Retype only what runs from the first line of the listing to the line holding "from matplotlib.lines import Line2D", both included. Do not retype the pictures.

DATA BLOCK:
--

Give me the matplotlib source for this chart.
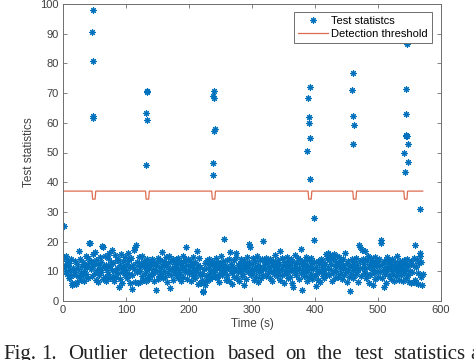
import numpy as np
import matplotlib
matplotlib.use("Agg")
import matplotlib.pyplot as plt
from matplotlib.lines import Line2D

# Background test statistics, one sample per second starting at t = 0
background_values = [
    11.5, 14.8, 25.3, 12.0, 10.2, 15.1, 9.0, 13.4, 11.8, 7.6, 12.9, 10.4, 14.2, 8.3, 6.1, 5.4, 11.0, 5.8, 9.7, 13.6,
    5.6, 8.8, 12.4, 6.3, 10.9, 16.9, 8.1, 14.0, 9.5, 7.2, 11.7, 8.6, 13.1, 10.0, 6.8, 12.2, 15.3, 9.1, 11.4, 7.9,
    14.6, 12.8, 19.6, 19.4, 10.7, 13.5, 8.4, 11.9, 15.8, 12.3, 9.3, 16.4, 7.0, 13.8, 10.6, 6.4, 12.6, 8.9, 14.9, 11.1,
    9.8, 13.2, 18.6, 7.4, 18.2, 11.5, 15.0, 8.2, 12.1, 6.6, 10.3, 14.4, 9.0, 16.2, 11.8, 7.7, 13.0, 17.1, 10.5, 8.5,
    12.7, 6.9, 15.5, 10.1, 8.0, 13.7, 11.2, 9.4, 14.1, 4.6, 7.3, 12.0, 15.9, 10.8, 6.2, 13.3, 9.6, 11.6, 8.7, 14.7,
    10.4, 12.5, 7.8, 16.0, 9.2, 13.9, 11.3, 6.0, 14.5, 8.6, 3.9, 12.2, 17.2, 10.7, 18.3, 6.4, 18.9, 13.0, 9.9, 5.9,
    11.9, 14.8, 6.5, 10.0, 12.8, 8.4, 15.2, 7.1, 11.3, 13.5, 9.5, 6.8, 12.4, 10.6, 14.0, 8.0, 11.0, 7.5, 13.2, 9.2,
    12.1, 8.9, 14.3, 10.5, 6.7, 13.1, 9.7, 11.8, 3.8, 12.9, 7.4, 14.6, 10.2, 8.3, 13.8, 11.4, 9.0, 16.6, 12.5, 7.9,
    13.6, 10.1, 8.1, 14.9, 11.7, 6.3, 12.7, 9.3, 15.1, 10.8, 4.5, 13.3, 8.6, 11.2, 14.2, 7.2, 10.9, 12.3, 9.8, 13.9,
    8.8, 11.6, 14.5, 7.6, 10.3, 12.8, 9.1, 13.0, 6.9, 11.5, 15.0, 8.2, 10.7, 13.7, 9.6, 18.2, 12.0, 7.3, 10.4, 14.1,
    9.4, 11.9, 13.4, 6.6, 10.2, 12.6, 8.5, 14.8, 11.1, 7.8, 13.1, 9.9, 17.0, 10.6, 12.2, 5.8, 14.4, 8.7, 11.3, 6.2,
    9.5, 7.0, 3.2, 2.9, 10.8, 5.5, 12.7, 8.3, 13.9, 6.8, 11.0, 14.1, 9.2, 7.5, 12.4, 10.1, 8.0, 13.6, 11.7, 9.8,
    12.9, 8.4, 10.7, 14.6, 7.7, 11.4, 13.2, 9.0, 6.4, 12.3, 10.5, 15.0, 8.9, 11.8, 13.5, 20.9, 9.7, 12.0, 7.1, 10.9,
    13.8, 8.6, 11.2, 14.3, 6.9, 16.6, 10.0, 12.6, 9.3, 5.6, 11.5, 13.7, 8.1, 10.4, 14.9, 16.3, 7.8, 12.1, 9.6, 11.0,
    6.7, 12.8, 10.2, 14.1, 8.5, 11.7, 9.1, 13.4, 5.5, 10.8, 12.5, 7.4, 14.7, 9.8, 11.3, 19.2, 13.0, 18.1, 8.8, 10.6,
    12.4, 9.5, 14.5, 7.2, 11.1, 13.3, 8.0, 10.9, 15.2, 6.5, 12.0, 9.9, 13.8, 11.4, 7.6, 10.3, 14.0, 20.3, 8.7, 12.2,
    13.1, 10.7, 14.6, 8.3, 12.7, 9.4, 13.6, 11.5, 7.9, 14.2, 10.1, 12.9, 6.6, 11.8, 13.4, 9.2, 15.4, 10.5, 12.3, 8.5,
    11.2, 13.9, 9.6, 12.5, 7.0, 16.7, 10.8, 14.4, 8.8, 11.9, 13.0, 5.9, 10.2, 12.6, 9.0, 14.8, 11.4, 7.7, 13.5, 10.0,
    12.2, 8.2, 14.1, 10.9, 6.1, 4.6, 13.2, 9.7, 11.6, 15.6, 8.6, 12.8, 10.3, 14.4, 7.3, 11.0, 13.7, 17.6, 9.3, 12.4,
    3.6, 10.6, 13.3, 8.4, 11.8, 14.7, 9.9, 6.8, 12.1, 10.4, 13.9, 8.0, 11.3, 14.5, 9.1, 12.7, 7.5, 10.9, 20.5, 13.1,
    8.3, 5.2, 11.6, 9.4, 13.5, 7.1, 10.2, 12.9, 6.3, 14.0, 9.8, 11.5, 8.5, 13.2, 10.6, 7.6, 12.3, 15.9, 9.0, 14.6,
    16.2, 11.2, 13.8, 8.7, 15.4, 10.4, 12.5, 6.7, 14.2, 9.5, 15.8, 11.9, 7.9, 13.0, 10.1, 15.1, 12.6, 8.2, 14.9, 11.4,
    9.2, 13.4, 10.8, 7.4, 12.0, 14.3, 8.8, 11.1, 16.3, 9.6, 12.7, 6.5, 10.5, 13.6, 8.1, 3.3, 11.7, 9.0, 14.0, 12.2,
    10.3, 7.6, 13.1, 11.5, 8.9, 14.6, 12.0, 9.7, 6.4, 10.8, 19.0, 13.3, 18.2, 8.4, 17.2, 11.0, 14.1, 9.3, 12.6, 16.7,
    10.9, 7.7, 13.7, 9.1, 15.0, 11.3, 6.0, 12.4, 8.6, 14.4, 10.5, 13.0, 5.5, 11.9, 9.4, 14.8, 7.3, 12.1, 10.0, 13.5,
    8.2, 11.7, 14.2, 9.8, 19.5, 20.6, 12.3, 7.9, 10.6, 4.8, 13.4, 9.0, 11.5, 6.2, 14.7, 10.2, 12.8, 8.5, 13.9, 11.1,
    7.5, 12.6, 10.0, 14.0, 9.2, 11.8, 6.9, 13.2, 10.7, 8.3, 15.3, 12.2, 9.6, 11.4, 7.1, 13.6, 10.3, 8.8, 12.9, 6.6,
    11.0, 13.8, 9.4, 12.4, 7.8, 10.5, 14.3, 8.6, 11.9, 6.4, 12.7, 10.1, 13.4, 6.0, 9.7, 6.3, 12.2, 14.6, 7.0, 18.9,
    11.3, 6.2, 13.7, 9.5, 5.6, 12.9, 16.1, 15.3, 8.1, 13.0, 5.4, 9.0,
]

# Outliers (time in s, test statistic)
outlier_time = [47, 46.5, 48, 47, 48,
                133, 134, 133.5, 132, 133, 132,
                240, 238.5, 239, 240.5, 240, 238, 238.5,
                392.5, 389, 391, 390.5, 391.5, 388, 392, 398.5,
                460, 459.5, 460.5, 461.5, 461,
                545.5, 545, 544, 544, 545, 546, 547, 542, 547.5, 543,
                567]
outlier_value = [98.0, 90.5, 80.7, 61.5, 62.3,
                 70.8, 70.4, 70.6, 63.2, 61.0, 45.7,
                 70.7, 69.0, 68.5, 58.0, 57.4, 46.6, 42.5,
                 72.0, 68.2, 62.0, 60.0, 54.8, 50.5, 41.0, 28.0,
                 76.8, 71.0, 62.4, 59.3, 53.0,
                 86.5, 71.3, 62.8, 55.6, 55.9, 55.5, 53.0, 49.8, 46.7, 43.4,
                 31.0]

# Detection threshold: nominal level, lowered level and the seconds where it is lowered
threshold_level = 37.0
threshold_low = 34.3
threshold_end = 572
dip_seconds = [47, 48, 49, 50, 51,
               132, 133, 134, 135, 136,
               237, 238, 239, 240, 241,
               390, 391, 392, 393, 394,
               461, 462, 463, 464, 465,
               542, 543, 544, 545, 546]

blue = "#0072BD"
red = "#DE6B4F"
grey = "#6e6e6e"
label_c = "#404040"

plt.rcParams["font.family"] = ["Liberation Sans", "DejaVu Sans"]

fig = plt.figure(figsize=(4.74, 3.6), dpi=100)
ax = fig.add_axes([63 / 474, 59 / 360, 378 / 474, 297 / 360])

star = (8, 2, 0)
t_bg = np.arange(len(background_values))
ax.plot(t_bg, background_values, linestyle="none", marker=star, ms=4.6, mew=0.8,
        color=blue)
ax.plot(outlier_time, outlier_value, linestyle="none", marker=star, ms=4.6, mew=0.8,
        color=blue)

t_thr = np.arange(threshold_end)
thr = np.where(np.isin(t_thr, dip_seconds), threshold_low, threshold_level)
ax.plot(t_thr, thr, color=red, lw=0.9)

ax.set_xlim(0, 600)
ax.set_ylim(0, 100)
ax.set_xticks(range(0, 601, 100))
ax.set_yticks(range(0, 101, 10))
ax.tick_params(direction="in", length=3, width=0.6, color=grey, labelcolor=label_c,
               labelsize=8, top=True, right=True, pad=3)
for s in ax.spines.values():
    s.set_color(grey)
    s.set_linewidth(0.7)

ax.set_xlabel("Time (s)", fontsize=8.5, color=label_c, labelpad=2)
ax.set_ylabel("Test statistics", fontsize=8.5, color=label_c, labelpad=4)

handles = [Line2D([], [], linestyle="none", marker=star, ms=4.6, mew=0.8, color=blue),
           Line2D([], [], color=red, lw=0.9)]
leg = ax.legend(handles, ["Test statistcs", "Detection threshold"], loc="upper right",
                bbox_to_anchor=(369 / 378, 289 / 297), borderaxespad=0, fontsize=8,
                fancybox=False, framealpha=1, edgecolor=grey, handlelength=2.7,
                borderpad=0.35, labelspacing=0.3, handletextpad=0.35)
leg.get_frame().set_linewidth(0.7)
leg.set_zorder(5)

# Caption of the figure, cut off at the bottom of the picture
caption_words = ["Fig.", "1.", "Outlier", "detection", "based", "on", "the", "test",
                 "statistics", "and"]
caption_x = [3, 41, 68, 138, 227, 285, 317, 355, 393, 470]
for w, x in zip(caption_words, caption_x):
    fig.text(x / 474, 1 / 360, w, fontsize=15, family="Liberation Serif",
             color="#222222", ha="left", va="baseline")

fig.savefig("out.png", dpi=100)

--

IN RESPONSE:
Give me the matplotlib source for this chart.
import numpy as np
import matplotlib
matplotlib.use("Agg")
import matplotlib.pyplot as plt
from matplotlib.lines import Line2D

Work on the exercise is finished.